Union Street Railway electric streetcar, pictured in Fall River, Massachusetts, 1950s. Courtesy of Umpteen Postcards.
The Triumph of the Undervalued Boy
“He could not understand how others, including those who loved him dearly, would so often wound him, with nonchalance or even with malice.”
Ben Graham wrote those words in his “Self-Portrait at Sixty-Three,” included as an Epilogue in the Memoirs. He reveals that his boyhood wounding caused him to build a wall around his heart. People who doubt their own worth—who don’t see the goodness inside themselves because their parents and other family members don’t treat them as worthy of love—often struggle in their lives. My grandfather certainly struggled with love and marriage. Yet he was able to hitch his fierce drive to his superb mind, his courage to his fear, his suffering to his strength—in order to create a new way of investing that, according to distinguished Wall Street Journalwriter Jason Zweig, “still bedazzles readers more than 70 years later.”
Valuing Himself
Ben Graham sought out the lesser-known stocks that others overlooked.

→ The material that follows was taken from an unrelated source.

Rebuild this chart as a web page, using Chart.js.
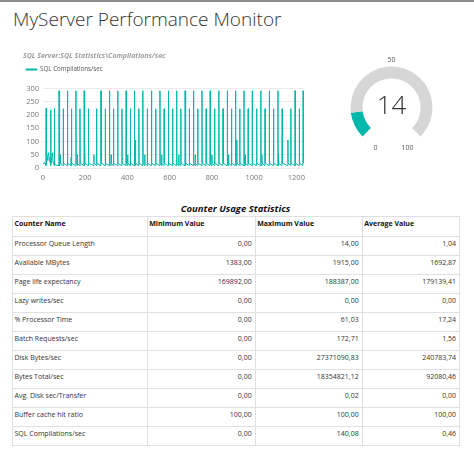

The ones no one thought would amount to anything were the ones he bought for his clients and highlighted in his articles for investors. The unappreciated and undervalued math whiz became the security analyst who championed unappreciated, undervalued stocks—stocks that, like him, would surprise everyone by ending up a worthwhile investment if given a chance to shine.
By the time Benjamin Graham claimed “undervalued securities” as his personal domain, he was well on his way to creating value investing, and he was making a start on valuing himself. Benjamin Graham taught Warren Buffet to see the beauty and goodness in undervalued stocks. Ben would need more time to see the beauty and goodness in himself.